Write the logarithmic expression as a single logarithm with coefficient $$1$$, and simplify as much as possible. (See Exercises $$5 - 6)$$\n$$\\frac{1}{3} \\log _{4} p+\\log _{4}\\left(q^{2}-16\\right)-\\log _{4}(q - 4)$$

Answer

**step1 Apply the Power Rule of Logarithms**

The first step is to apply the power rule of logarithms, which states that $$n \log_b x = \log_b (x^n)$$. This allows us to move the coefficient of the logarithm into the argument as an exponent.

$$\frac{1}{3} \log _{4} p = \log _{4} (p^{\frac{1}{3}})$$

**step2 Factor the Difference of Squares**

Observe the term $$(q^2 - 16)$$. This is a difference of squares, which can be factored using the identity $$a^2 - b^2 = (a-b)(a+b)$$. Here, $$a=q$$ and $$b=4$$.

$$q^2 - 16 = (q-4)(q+4)$$

**step3 Rewrite the Expression with Factored Term**

Now, substitute the factored form of $$(q^2 - 16)$$ back into the original expression. This makes it easier to identify common terms for simplification later.

$$\log _{4} (p^{\frac{1}{3}}) + \log _{4}((q-4)(q+4)) - \log _{4}(q - 4)$$

**step4 Apply the Product Rule of Logarithms**

The product rule of logarithms states that $$\log_b x + \log_b y = \log_b (xy)$$. We will combine the first two terms using this rule.

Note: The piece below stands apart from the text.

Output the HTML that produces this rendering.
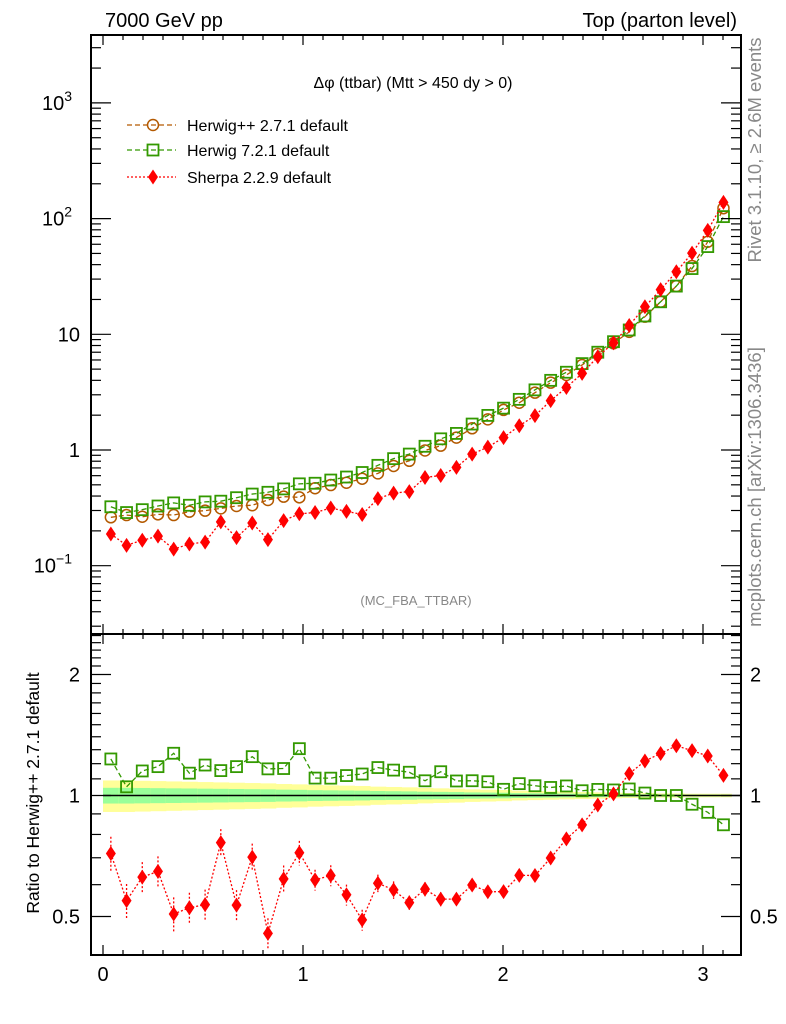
<!DOCTYPE html>
<html><head><meta charset="utf-8"><style>
html,body{margin:0;padding:0;background:#fff;}
svg{display:block;font-family:"Liberation Sans",Arial,sans-serif;}
</style></head><body>
<svg id="chart" width="786" height="1024" viewBox="0 0 786 1024" xmlns="http://www.w3.org/2000/svg">
<text x="105" y="27" font-size="20">7000 GeV pp</text>
<text x="737" y="27" font-size="20" text-anchor="end">Top (parton level)</text>
<text x="413" y="88" font-size="16" text-anchor="middle">Δφ (ttbar) (Mtt &gt; 450 dy &gt; 0)</text>
<text x="416" y="605" font-size="13" fill="#888" text-anchor="middle">(MC_FBA_TTBAR)</text>
<text transform="translate(761,150) rotate(-90)" font-size="18.5" fill="#888" text-anchor="middle">Rivet 3.1.10, ≥ 2.6M events</text>
<text transform="translate(761,487) rotate(-90)" font-size="18.5" fill="#888" text-anchor="middle">mcplots.cern.ch [arXiv:1306.3436]</text>
<text transform="translate(39,793) rotate(-90)" font-size="17.5" text-anchor="middle">Ratio to Herwig++ 2.7.1 default</text>
<g id="legend"></g>
<g id="bands"></g>
<g id="marks"></g>
<g id="axes"></g>
</svg>
<script>
const herwigpp = [0.262,0.274,0.265,0.278,0.274,0.293,0.299,0.313,0.328,0.333,0.370,0.395,0.390,0.467,0.498,0.521,0.565,0.628,0.728,0.807,0.99,1.09,1.28,1.54,1.84,2.22,2.56,3.13,3.82,4.45,5.43,6.76,8.36,10.5,14.2,19.1,26.1,38.9,63.1,123];
const herwig7 = [0.323,0.288,0.305,0.328,0.349,0.333,0.356,0.361,0.387,0.416,0.431,0.461,0.510,0.516,0.550,0.584,0.639,0.737,0.842,0.922,1.077,1.249,1.391,1.676,1.991,2.30,2.74,3.31,4.00,4.70,5.58,7.00,8.63,10.9,14.4,19.1,26.1,37.0,57.3,104];
const sherpa = [0.188,0.150,0.166,0.180,0.139,0.154,0.160,0.239,0.175,0.234,0.168,0.245,0.281,0.288,0.315,0.295,0.277,0.380,0.424,0.437,0.579,0.602,0.707,0.922,1.06,1.28,1.62,1.98,2.67,3.47,4.59,6.40,8.44,11.9,17.3,24.3,34.7,50.3,79.1,138];
const sherpaRelErr = [0.1,0.1,0.09,0.09,0.1,0.09,0.09,0.08,0.09,0.08,0.09,0.08,0.07,0.06,0.06,0.06,0.06,0.05,0.05,0.04,0.04,0.04,0.03,0.03,0.03,0.025,0.025,0.02,0.02,0.02,0.015,0.015,0.015,0.012,0.012,0.01,0.01,0.01,0.01,0.01];
const hppRelErr = [0.045,0.045,0.044,0.043,0.042,0.041,0.040,0.039,0.038,0.037,0.036,0.034,0.033,0.031,0.030,0.029,0.028,0.026,0.025,0.024,0.022,0.021,0.020,0.018,0.017,0.016,0.014,0.013,0.012,0.011,0.010,0.009,0.008,0.007,0.007,0.006,0.006,0.005,0.005,0.005];
const xTickLabels = ["0","1","2","3"];
const mainTickLabels = [{e:-1,t:"10",s:"−1"},{e:0,t:"1",s:""},{e:1,t:"10",s:""},{e:2,t:"10",s:"2"},{e:3,t:"10",s:"3"}];
const ratioTickLabels = ["0.5","1","2"];

const NS="http://www.w3.org/2000/svg";
const L=91,R=741,T=35,MID=634,B=955;
const nb=herwigpp.length, xmax=Math.PI, binW=xmax/nb;
function X(v){return 103+200*v;}
function Y(v){return 450-115.7*Math.log10(v);}
function RY(r){return 795.5-121*Math.log2(r);}
function el(tag,attrs,parent){const e=document.createElementNS(NS,tag);for(const k in attrs)e.setAttribute(k,attrs[k]);parent.appendChild(e);return e;}
const marks=document.getElementById('marks'),axes=document.getElementById('axes'),bands=document.getElementById('bands'),legend=document.getElementById('legend');

for(let i=0;i<nb;i++){
  const x0=X(i*binW),x1=X((i+1)*binW),e=hppRelErr[i];
  const y=el('rect',{x:x0,y:RY(1+2*e),width:x1-x0+0.5,height:RY(1-2*e)-RY(1+2*e),fill:'#ffff99'},bands);
  
  
  const g=el('rect',{x:x0,y:RY(1+e),width:x1-x0+0.5,height:RY(1-e)-RY(1+e),fill:'#99ff99'},bands);
  
  
}
const one=el('line',{x1:X(0),x2:R,y1:RY(1),y2:RY(1),stroke:'#000','stroke-width':1.5},bands);



function marker(type,cx,cy,color,parent){
  let m;
  if(type==='circle') m=el('circle',{cx:cx,cy:cy,r:5.5,fill:'none',stroke:color,'stroke-width':1.5},parent);
  else if(type==='square') m=el('rect',{x:cx-5.5,y:cy-5.5,width:11,height:11,fill:'none',stroke:color,'stroke-width':1.8},parent);
  else m=el('polygon',{points:`${cx},${cy-7.5} ${cx+5},${cy} ${cx},${cy+7.5} ${cx-5},${cy}`,fill:color},parent);
  return m;
}
function drawSeries(vals,ratio,type,color,dash,name,errs){
  const pts=[],rpts=[];
  for(let i=0;i<nb;i++){const xc=X((i+0.5)*binW);pts.push([xc,Y(vals[i])]);rpts.push([xc,RY(vals[i]/herwigpp[i])]);}
  const ln=el('polyline',{points:pts.map(p=>p.join(',')).join(' '),fill:'none',stroke:color,'stroke-width':1.3,'stroke-dasharray':dash},marks);
  
  
  if(ratio){
    const rl=el('polyline',{points:rpts.map(p=>p.join(',')).join(' '),fill:'none',stroke:color,'stroke-width':1.3,'stroke-dasharray':dash},marks);
    
    
  }
  for(let i=0;i<nb;i++){
    if(errs){
      const r=vals[i]/herwigpp[i];
      const eb=el('line',{x1:pts[i][0],x2:pts[i][0],y1:RY(r*(1+errs[i])),y2:RY(r*(1-errs[i])),stroke:color,'stroke-width':1.3,'stroke-dasharray':'2,2'},marks);
      
      
    }
    const m=marker(type,pts[i][0],pts[i][1],color,marks);
    
    
    if(ratio){
      const rm=marker(type,rpts[i][0],rpts[i][1],color,marks);
      
      
    }
  }
}
drawSeries(herwigpp,false,'circle','#b35900','5,3','herwigpp',null);
drawSeries(herwig7,true,'square','#339900','5,3','herwig7',null);
drawSeries(sherpa,true,'diamond','#ff0000','2,2','sherpa',sherpaRelErr);

const leg=[['circle','#b35900','5,3','Herwig++ 2.7.1 default',125],['square','#339900','5,3','Herwig 7.2.1 default',150],['diamond','#ff0000','2,2','Sherpa 2.2.9 default',177]];
leg.forEach(d=>{
  const g=el('g',{},legend);
  
  
  el('line',{x1:127,x2:176,y1:d[4],y2:d[4],stroke:d[1],'stroke-width':1.3,'stroke-dasharray':d[2]},g);
  marker(d[0],153,d[4],d[1],g);
  el('text',{x:187,y:d[4]+6,'font-size':16},g).textContent=d[3];
});

[[T,MID],[MID,B]].forEach((p,k)=>{
  const f=el('rect',{x:L,y:p[0],width:R-L,height:p[1]-p[0],fill:'none',stroke:'#000','stroke-width':2},axes);
  
  
});
for(let k=0;k<=31;k++){
  const v=k/10,x=X(v),len=(k%10===0)?10:5;
  [[T,1],[MID,-1],[MID,1],[B,-1]].forEach(a=>{el('line',{x1:x,x2:x,y1:a[0],y2:a[0]+a[1]*len,stroke:'#000','stroke-width':1.2},axes);});
}
xTickLabels.forEach((t,i)=>{const tx=el('text',{x:X(i),y:981,'font-size':20,'text-anchor':'middle'},axes);tx.textContent=t;});
for(let e=-2;e<=3;e++){for(let m=1;m<=9;m++){const v=m*Math.pow(10,e),y=Y(v);if(y<T||y>MID)continue;const len=m===1?20:10;
  el('line',{x1:L,x2:L+len,y1:y,y2:y,stroke:'#000','stroke-width':1.2},axes);el('line',{x1:R,x2:R-len,y1:y,y2:y,stroke:'#000','stroke-width':1.2},axes);}}
mainTickLabels.forEach(d=>{const y=Y(Math.pow(10,d.e));const tx=el('text',{x:d.s?72:80,y:y+7,'font-size':20,'text-anchor':'end'},axes);tx.textContent=d.t;
  if(d.s){const s=el('tspan',{dy:-9,'font-size':14},tx);s.textContent=d.s;}
  });
for(let k=4;k<=25;k++){const v=k/10,y=RY(v);if(y<MID||y>B)continue;const len=(k===5||k===10||k===20)?20:10;
  el('line',{x1:L,x2:L+len,y1:y,y2:y,stroke:'#000','stroke-width':1.2},axes);el('line',{x1:R,x2:R-len,y1:y,y2:y,stroke:'#000','stroke-width':1.2},axes);}
ratioTickLabels.forEach(t=>{const y=RY(parseFloat(t));
  const a=el('text',{x:80,y:y+7,'font-size':20,'text-anchor':'end'},axes);a.textContent=t;
  const b=el('text',{x:750,y:y+7,'font-size':20},axes);b.textContent=t;});
</script>
</body></html>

$$\log _{4} (p^{\frac{1}{3}}) + \log _{4}((q-4)(q+4)) = \log _{4} (p^{\frac{1}{3}}(q-4)(q+4))$$

**step5 Apply the Quotient Rule of Logarithms**

The quotient rule of logarithms states that $$\log_b x - \log_b y = \log_b \left(\frac{x}{y}\right)$$. Now, we combine the expression from the previous step with the last term using this rule.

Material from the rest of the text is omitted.